Comment by ossopite

Comment by ossopite 2 days ago

5 replies

I see that you've found an example of how recursive descent parsing actually can be implemented with the visitor pattern, which I've never come across before, and I didn't read it carefully enough to understand the motivation - but that doesn't mean they are the same thing - the recursive descent parsers I've seen before just inspect which tokens are seen and directly construct AST nodes

as an adendum, the reason I don't understand the motivation is that the visitor pattern in the way I described it is useful when you have many different operations to perform on your AST. If you have only one operation on tokens - parsing into an AST - I'm not sure why you need dynamic dispatch on a second thing, the first thing being the token type. Maybe the construction is that different operations correspond to different 'grammar rules'?

almostgotcaught 2 days ago

> why you need dynamic dispatch on a second thing

You're overindexing on maximally generic visitor pattern.

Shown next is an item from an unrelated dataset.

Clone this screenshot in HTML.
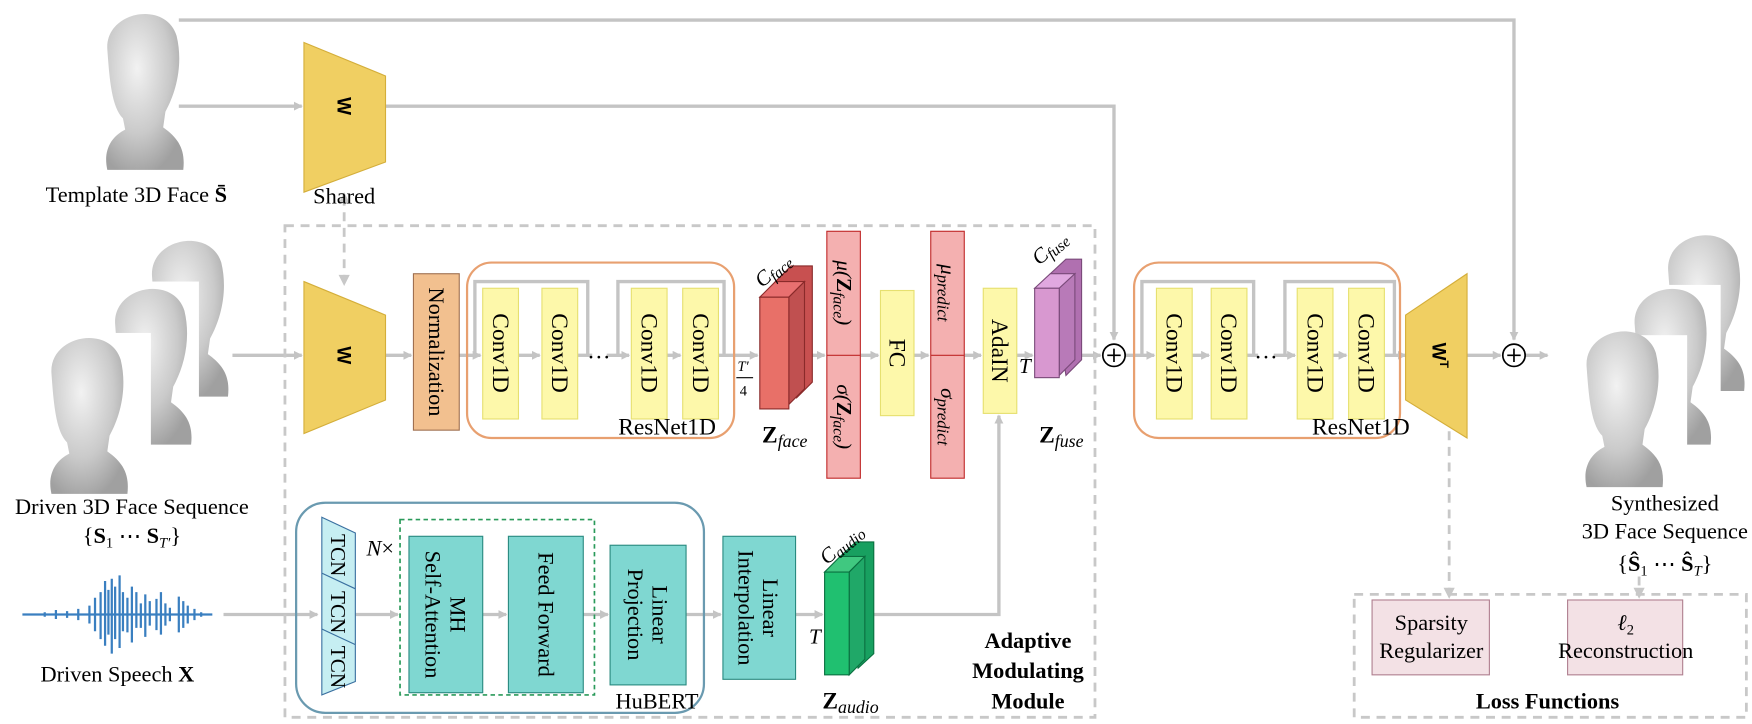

If you have one type of visitor but nonetheless dispatch based on type that's still visitor pattern.

EDIT: to be honest who even cares. My initial point was why in the hell would you stop reading a book because a particular "pattern" offends you. And I'll reassert it here: who cares whether a recursive descent parser fits the exact definition of visitor pattern or not - you have members of a class that do stuff (construct AST nodes) and possibly track other data and then call other members. I usually call that a visitor class even if it's the only one that ever exists <shrug>

  • ossopite 2 days ago

    Ok, that's true, but my claim is that recursive descent parsing does not have to use the visitor pattern and indeed using recursive descent parsing is not the same as using the visitor pattern (you can do the former without the latter and I claim that you usually do)

almostgotcaught 2 days ago

> just inspect which tokens are seen and directly construct AST nodes

I'll repeat myself: this is not possible because you need to recursively construct the nodes (how else would you get a tree...).

  • ossopite 2 days ago

    I think I'm missing something here. if you have a grammar rule R with children A and B, and a function in your recursive descent parser that corresponds to R, why can R not call the parser functions for A and B, which return AST nodes themselves, and then construct another AST node using the result of those? Where was the visitor pattern required here?

    • mrkeen 2 days ago

      Me too. No-one's denying that recursion is happening. We're just not sure about it being synonymous with the Visitor Pattern.